Home prices rose last month by an average of 10.9%, according to the Case-Shiller index.  The good news is that home prices continue to recover from the lows seen in 2009.  The bad news is that increasingly frothy conditions in the housing market are neither normal nor sustainable.

“Home prices are still down by 28% from their 2006 peak and have returned to levels last seen in late 2003,” writes Nick Timiraos in the Wall Street Journal. “One year ago, home prices were 35% below the 2006 peak.”  Timiraos notes that the largest gains in average home prices have occurred in the West, “including many markets hit hardest by the foreclosure crisis.  In March, prices were up by 22.5% in Phoenix from one year earlier, and by 22.2% in San Francisco.”  Markets such as New Jersey, New York and Connecticut, on the other hand, have barely moved or are actually down. 

The rally in the US housing market is largely an illusion.  If you take sales of distressed properties out of the Case Shiller data, for example, average home prices are up about 5% over the past year.  And much of the upward move in home prices is due to short supply rather than a groundswell of real consumer demand for homes. 

Almost half of all home owners with mortgages owe more than their properties are worth or had less than 20 percent equity in the first quarter, according to Zillow.  Those people probably are locked in to their residences.  Listing a house and purchasing a new one generally requires equity of at least 20 percent to meet costs, Zillow said.

“The effective negative equity rate nationally –where the loan-to-value ratio is more than 80%, making it difficult for a homeowner to afford the down payment on another home — is 43.6% of homeowners with a mortgage,” says Zillow. “While not all of these homeowners are underwater, they have relatively little equity in their homes, and therefore selling and buying a new home while covering all of the associated costs would be difficult.”

Since the largest percentage moves in average home prices is in CA and other western states, the supply constraint in these markets will likely continue to push home prices higher, but this is not good news.  Home prices in CA are moving five times faster than the underlying growth in the job market.  Indeed, there is already evidence of manic behavior in many of the hottest western housing markets.

Homes in desirable areas of CA, for example, are going in a matter of days and at 120% of the “broker price opinion” or BPO.  Some of the buying interest comes from investors, who are creating a feeding frenzy in some markets not seen since the bad old days of 2006-2007.  Multiple bidders for homes in the $300k, $400k and $500k range and higher are not unusual.

Part of the reason that measures such as Case-Shiller are showing such strong increases in prices is due to the disappearance of any discount for bank-owned, distressed real estate, also known as “REO.”  A report just put out by the Federal Housing Finance Administration notes that REO sales have significantly increased the apparent rebound in average home prices nationally. 
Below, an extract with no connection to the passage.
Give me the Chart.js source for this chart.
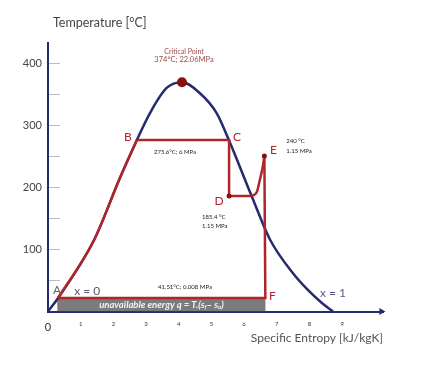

The agency notes that “distress-free” home price indices for 12 large metropolitan areas generally report lower quarterly appreciation than do the purchase-only indices.  In 11 of the 12 areas the new indices, which remove the direct effect of short sales and bank owned or REO properties, shows lower appreciation than traditional series such as Case Shiller. 

For example, in Atlanta the purchase-only four quarter index appreciation was 17.62 percent vs. just 10.3 percent excluding distressed sales.  For Chicago the numbers were 4.26 percent versus 2.9 percent, respectively.      

Bottom line is that the Fed’s efforts to boost home prices are working, but not for the reasons most people want to believe.  Instead of a steady flow of newly formed households and first time home buyers, what we see is a speculative frenzy driven by the Fed’s zero interest rate policies.  A limited number of American families are competing with highly leveraged institutional investors for an even more limited supply of properties.  And mortgage rates, no surprise, are rising.

When the music stops, look for some of the same big investors who are now paying 120% of BPO to come under pressure to sell homes into a declining market. Indeed, smart managers at institutional funds and commercial banks are selling right now into Bernanke’s housing bubble.  So when your stock broker calls to talk about investment opportunities in single family homes, just put down the phone.